*What is asked:* Extract all lines from the data beneath that include the word "chart".

*Task inputs:*
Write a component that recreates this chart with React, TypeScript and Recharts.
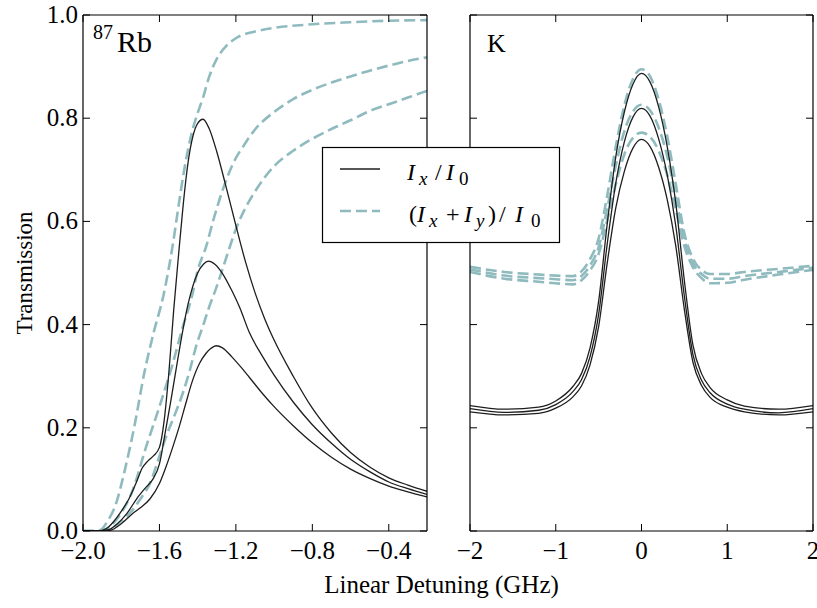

--

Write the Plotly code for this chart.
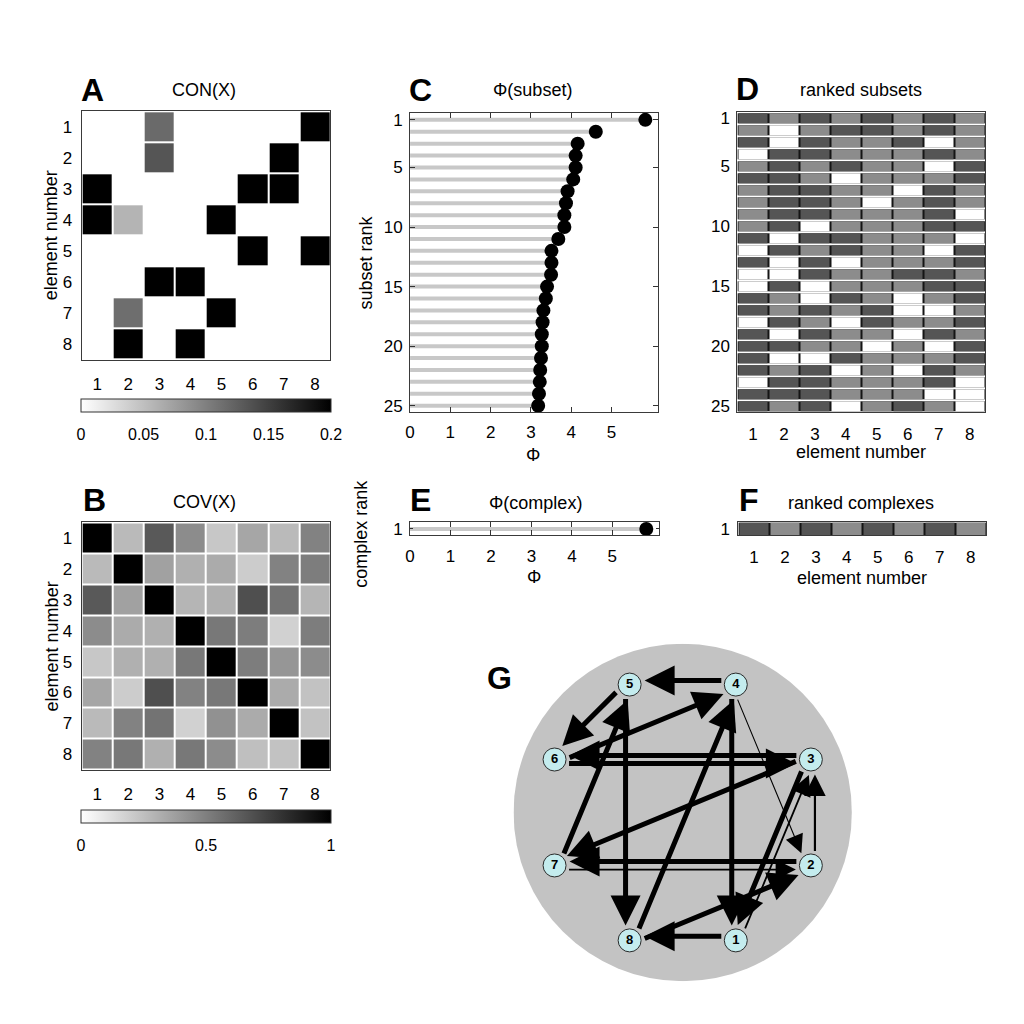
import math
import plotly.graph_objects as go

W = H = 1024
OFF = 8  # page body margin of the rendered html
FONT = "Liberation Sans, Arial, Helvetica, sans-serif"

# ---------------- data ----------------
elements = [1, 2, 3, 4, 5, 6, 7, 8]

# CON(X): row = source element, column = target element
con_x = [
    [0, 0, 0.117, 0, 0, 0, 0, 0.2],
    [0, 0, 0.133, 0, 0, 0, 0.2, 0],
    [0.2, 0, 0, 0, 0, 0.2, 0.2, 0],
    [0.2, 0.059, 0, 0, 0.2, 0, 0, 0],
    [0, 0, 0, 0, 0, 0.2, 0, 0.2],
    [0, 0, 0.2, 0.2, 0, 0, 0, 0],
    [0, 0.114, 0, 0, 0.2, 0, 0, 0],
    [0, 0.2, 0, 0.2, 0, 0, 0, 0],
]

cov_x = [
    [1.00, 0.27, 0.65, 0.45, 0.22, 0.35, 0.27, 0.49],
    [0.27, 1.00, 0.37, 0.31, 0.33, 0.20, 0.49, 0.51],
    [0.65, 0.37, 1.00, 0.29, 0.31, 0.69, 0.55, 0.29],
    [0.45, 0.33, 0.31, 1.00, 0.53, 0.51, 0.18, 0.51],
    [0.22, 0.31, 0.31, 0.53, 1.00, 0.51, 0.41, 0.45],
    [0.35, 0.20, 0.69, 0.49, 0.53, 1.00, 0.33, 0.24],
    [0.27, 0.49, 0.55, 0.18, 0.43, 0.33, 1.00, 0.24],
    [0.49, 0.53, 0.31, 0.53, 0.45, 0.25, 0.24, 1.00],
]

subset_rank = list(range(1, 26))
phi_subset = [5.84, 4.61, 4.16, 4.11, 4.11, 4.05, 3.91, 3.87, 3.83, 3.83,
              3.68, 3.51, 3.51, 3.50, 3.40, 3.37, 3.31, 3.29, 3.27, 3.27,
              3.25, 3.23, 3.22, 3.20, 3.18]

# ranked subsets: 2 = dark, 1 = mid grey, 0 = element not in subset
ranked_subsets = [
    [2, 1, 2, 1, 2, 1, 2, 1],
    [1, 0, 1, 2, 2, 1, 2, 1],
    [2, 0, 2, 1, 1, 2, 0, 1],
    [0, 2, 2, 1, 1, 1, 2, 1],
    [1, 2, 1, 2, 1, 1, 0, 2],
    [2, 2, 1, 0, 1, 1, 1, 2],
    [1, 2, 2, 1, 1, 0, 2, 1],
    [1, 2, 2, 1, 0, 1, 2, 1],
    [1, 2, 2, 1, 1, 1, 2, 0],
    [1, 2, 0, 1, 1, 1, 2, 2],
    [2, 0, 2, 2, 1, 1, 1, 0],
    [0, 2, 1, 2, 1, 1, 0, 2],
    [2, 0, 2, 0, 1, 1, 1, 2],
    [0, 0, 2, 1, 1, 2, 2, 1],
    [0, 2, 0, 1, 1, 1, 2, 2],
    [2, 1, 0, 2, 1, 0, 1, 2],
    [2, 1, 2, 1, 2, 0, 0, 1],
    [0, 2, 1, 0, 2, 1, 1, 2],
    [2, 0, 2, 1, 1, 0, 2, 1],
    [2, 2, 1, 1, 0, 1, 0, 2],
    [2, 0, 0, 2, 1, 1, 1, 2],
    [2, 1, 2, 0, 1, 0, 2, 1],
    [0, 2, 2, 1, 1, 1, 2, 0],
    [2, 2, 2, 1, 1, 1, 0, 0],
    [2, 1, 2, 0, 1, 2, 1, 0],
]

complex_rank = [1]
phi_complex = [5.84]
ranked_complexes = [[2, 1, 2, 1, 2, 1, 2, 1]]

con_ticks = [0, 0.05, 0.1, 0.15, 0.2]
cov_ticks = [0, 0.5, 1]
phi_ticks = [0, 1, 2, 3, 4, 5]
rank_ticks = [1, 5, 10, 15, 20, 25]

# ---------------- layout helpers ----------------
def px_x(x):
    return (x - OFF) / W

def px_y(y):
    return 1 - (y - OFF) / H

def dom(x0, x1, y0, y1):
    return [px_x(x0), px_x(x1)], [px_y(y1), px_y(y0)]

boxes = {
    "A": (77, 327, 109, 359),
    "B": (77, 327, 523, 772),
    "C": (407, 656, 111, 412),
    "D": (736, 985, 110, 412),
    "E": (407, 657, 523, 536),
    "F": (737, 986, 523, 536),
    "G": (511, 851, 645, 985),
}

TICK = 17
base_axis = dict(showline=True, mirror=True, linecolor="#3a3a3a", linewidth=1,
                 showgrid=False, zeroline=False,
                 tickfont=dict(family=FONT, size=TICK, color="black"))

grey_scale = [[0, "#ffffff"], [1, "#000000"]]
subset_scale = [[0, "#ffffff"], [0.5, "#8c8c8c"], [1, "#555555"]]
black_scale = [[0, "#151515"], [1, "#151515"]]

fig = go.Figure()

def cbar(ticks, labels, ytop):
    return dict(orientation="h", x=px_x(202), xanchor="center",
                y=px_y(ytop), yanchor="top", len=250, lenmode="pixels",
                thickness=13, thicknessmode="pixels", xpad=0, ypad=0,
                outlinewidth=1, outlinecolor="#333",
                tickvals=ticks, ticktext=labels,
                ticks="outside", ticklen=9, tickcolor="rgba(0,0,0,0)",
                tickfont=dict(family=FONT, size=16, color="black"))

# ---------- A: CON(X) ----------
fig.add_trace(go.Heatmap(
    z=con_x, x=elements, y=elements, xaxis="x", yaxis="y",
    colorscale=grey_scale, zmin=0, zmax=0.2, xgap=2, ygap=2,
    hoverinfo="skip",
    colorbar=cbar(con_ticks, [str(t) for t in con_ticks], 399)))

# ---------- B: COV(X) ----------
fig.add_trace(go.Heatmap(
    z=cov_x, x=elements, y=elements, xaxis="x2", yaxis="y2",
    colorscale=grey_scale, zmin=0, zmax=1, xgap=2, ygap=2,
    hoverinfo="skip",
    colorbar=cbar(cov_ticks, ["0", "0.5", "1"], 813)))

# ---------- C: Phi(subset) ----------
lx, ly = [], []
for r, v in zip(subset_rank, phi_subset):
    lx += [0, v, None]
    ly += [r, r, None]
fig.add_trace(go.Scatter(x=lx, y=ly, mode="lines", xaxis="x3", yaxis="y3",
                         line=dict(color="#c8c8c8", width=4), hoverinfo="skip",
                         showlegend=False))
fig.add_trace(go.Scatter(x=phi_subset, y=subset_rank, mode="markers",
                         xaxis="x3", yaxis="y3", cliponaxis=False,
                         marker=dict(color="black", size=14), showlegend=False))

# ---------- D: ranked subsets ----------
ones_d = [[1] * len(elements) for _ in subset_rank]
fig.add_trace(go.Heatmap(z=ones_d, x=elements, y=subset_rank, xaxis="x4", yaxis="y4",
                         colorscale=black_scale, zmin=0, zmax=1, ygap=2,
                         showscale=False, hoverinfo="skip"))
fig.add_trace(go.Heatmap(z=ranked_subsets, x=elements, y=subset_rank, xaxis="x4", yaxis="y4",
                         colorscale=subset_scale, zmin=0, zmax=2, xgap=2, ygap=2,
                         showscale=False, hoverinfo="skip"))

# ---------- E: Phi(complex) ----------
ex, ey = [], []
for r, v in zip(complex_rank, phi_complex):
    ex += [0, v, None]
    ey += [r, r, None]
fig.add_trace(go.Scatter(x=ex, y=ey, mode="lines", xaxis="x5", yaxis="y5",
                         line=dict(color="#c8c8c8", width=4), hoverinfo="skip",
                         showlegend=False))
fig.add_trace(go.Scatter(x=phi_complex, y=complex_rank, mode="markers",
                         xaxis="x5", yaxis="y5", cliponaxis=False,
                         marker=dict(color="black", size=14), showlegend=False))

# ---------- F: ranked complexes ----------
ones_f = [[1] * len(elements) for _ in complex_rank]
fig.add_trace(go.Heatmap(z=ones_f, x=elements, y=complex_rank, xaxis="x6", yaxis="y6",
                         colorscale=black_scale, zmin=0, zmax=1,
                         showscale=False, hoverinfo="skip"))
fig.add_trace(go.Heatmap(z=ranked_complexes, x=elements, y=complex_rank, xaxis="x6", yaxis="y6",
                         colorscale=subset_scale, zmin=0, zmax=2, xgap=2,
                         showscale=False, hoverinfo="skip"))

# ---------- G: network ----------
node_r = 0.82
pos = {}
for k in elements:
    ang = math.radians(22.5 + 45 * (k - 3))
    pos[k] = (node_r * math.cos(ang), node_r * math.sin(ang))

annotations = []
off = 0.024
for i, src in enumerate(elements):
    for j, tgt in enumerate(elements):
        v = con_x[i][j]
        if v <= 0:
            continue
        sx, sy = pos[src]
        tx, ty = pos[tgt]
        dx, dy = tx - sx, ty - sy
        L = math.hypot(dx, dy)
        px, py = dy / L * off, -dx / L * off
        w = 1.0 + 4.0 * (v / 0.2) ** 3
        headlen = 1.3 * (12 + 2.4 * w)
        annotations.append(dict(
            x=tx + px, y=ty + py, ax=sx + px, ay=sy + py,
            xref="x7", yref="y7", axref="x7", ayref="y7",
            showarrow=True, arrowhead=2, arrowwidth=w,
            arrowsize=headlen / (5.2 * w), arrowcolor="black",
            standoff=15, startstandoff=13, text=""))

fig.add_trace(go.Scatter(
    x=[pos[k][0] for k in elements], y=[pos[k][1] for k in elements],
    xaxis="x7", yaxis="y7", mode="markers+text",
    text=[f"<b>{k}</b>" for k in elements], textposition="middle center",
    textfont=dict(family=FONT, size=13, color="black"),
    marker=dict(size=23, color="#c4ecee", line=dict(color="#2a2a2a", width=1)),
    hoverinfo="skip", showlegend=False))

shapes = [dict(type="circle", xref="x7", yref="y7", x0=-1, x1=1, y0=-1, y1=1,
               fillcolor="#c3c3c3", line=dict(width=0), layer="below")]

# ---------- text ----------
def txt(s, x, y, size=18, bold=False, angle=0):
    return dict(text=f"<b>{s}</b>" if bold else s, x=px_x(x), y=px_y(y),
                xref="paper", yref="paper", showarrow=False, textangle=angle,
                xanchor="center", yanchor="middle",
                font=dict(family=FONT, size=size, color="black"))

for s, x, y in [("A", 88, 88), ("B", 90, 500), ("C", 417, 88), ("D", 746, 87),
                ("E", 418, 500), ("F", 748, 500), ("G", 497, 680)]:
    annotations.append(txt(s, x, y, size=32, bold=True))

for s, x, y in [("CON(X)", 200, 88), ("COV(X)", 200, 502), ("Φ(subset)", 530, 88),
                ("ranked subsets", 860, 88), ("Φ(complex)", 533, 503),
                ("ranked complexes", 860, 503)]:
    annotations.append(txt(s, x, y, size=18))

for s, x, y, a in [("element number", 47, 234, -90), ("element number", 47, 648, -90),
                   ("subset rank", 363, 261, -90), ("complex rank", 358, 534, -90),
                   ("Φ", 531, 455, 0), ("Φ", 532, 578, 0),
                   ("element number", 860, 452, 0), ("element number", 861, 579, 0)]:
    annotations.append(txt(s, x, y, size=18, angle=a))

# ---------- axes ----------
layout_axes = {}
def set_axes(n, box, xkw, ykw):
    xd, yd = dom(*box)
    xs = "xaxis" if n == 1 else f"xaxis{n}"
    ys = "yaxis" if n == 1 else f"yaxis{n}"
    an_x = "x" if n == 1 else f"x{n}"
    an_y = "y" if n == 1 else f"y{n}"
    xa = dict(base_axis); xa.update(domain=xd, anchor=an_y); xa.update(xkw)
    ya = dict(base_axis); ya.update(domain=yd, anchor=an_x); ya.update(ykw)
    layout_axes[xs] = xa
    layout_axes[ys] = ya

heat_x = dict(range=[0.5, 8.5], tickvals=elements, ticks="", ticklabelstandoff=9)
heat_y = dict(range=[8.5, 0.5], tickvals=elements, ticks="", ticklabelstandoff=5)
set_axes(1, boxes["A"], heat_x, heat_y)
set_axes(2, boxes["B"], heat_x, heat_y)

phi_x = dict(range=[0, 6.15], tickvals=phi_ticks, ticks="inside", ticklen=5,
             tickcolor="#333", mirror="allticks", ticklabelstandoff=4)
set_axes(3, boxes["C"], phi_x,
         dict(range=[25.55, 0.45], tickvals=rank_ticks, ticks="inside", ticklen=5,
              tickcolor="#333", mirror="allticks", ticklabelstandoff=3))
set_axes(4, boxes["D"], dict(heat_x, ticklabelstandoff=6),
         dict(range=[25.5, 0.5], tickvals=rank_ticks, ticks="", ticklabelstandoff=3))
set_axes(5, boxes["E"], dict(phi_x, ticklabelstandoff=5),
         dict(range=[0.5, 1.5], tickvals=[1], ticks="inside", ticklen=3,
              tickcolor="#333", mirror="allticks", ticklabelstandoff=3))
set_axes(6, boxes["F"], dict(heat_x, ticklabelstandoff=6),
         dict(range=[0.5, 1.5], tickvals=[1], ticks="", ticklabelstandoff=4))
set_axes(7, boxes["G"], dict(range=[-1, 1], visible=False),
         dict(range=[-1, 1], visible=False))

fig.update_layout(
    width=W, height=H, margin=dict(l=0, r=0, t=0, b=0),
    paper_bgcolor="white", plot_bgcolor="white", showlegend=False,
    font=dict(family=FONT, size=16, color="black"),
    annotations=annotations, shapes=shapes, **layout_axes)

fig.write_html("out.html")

*Reply:*
Write a component that recreates this chart with React, TypeScript and Recharts.
Write the Plotly code for this chart.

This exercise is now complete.